O grande trunfo de Capicua é que está a fazer o que mais ninguém – que eu conheça – faz. Tem um estilo próprio, uma voz e uma visão inconfundível. É uma mulher na escrita e na voz e, lendo as suas palavras, nunca poderia ser de outra forma. Não faria qualquer sentido ser um homem de microfone na mão. É música feminista, sim. No melhor dos sentidos, sim. Ouçam “Mão Pesada”, ouçam “A Mulher do Cacilheiro”. Que parte da observação e da experiência para falar de mulheres, das suas dores, das suas vitórias, das suas inseguranças, das armadilhas que, muitas vezes, elas próprias colocam no seu caminho. Música de intervenção, sim, sem dúvida, porque a intervenção começa na nossa casa, na nossa rua, na nossa família, na nossa cabeça. E nesse microcosmos interior, hoje em dia e em Portugal, não há ninguém a trabalhar melhor que Capicua.
É suposto a música mexer connosco. E é isso que este disco me faz. Ouço um tema como “Vayorken”, uma viagem à infância, aos sonhos e brincadeiras, e eu volto a estar lá. Uma criança de classe média-baixa, pirosa, sonhadora, humilde, honrada, insegura e falsamente forte; estou a falar de Capicua, sim, mas também da criança que fui e que me fez o que sou. E ouvir estas histórias, contadas com a genuinidade de quem esteve lá, de quem foi e é aquilo, é comida de sonho para o meu espírito cansado de bullshit.
Comecei por dizer que este disco não é arte, se arte é fingimento. Porque aqui nada é fingimento. É coração, daqueles grandes, do Norte.
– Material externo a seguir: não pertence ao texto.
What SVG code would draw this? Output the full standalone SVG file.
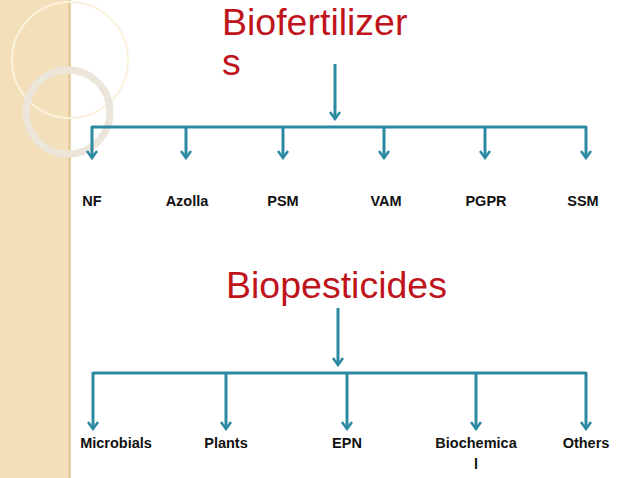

E ainda assim Arte, com um A muito, muito grande.
Um dos discos mais importantes do ano, venha o que vier aí para a frente.
PS: já não deverão ir a tempo, mas vale a pena tentar nas FNAC comprar o disco (que ainda por cima tem preço de crise) e ver se ainda têm o livro, limitado a 500 exemplares, que o acompanha. Um objecto carinhoso e especial, para um disco muito especial.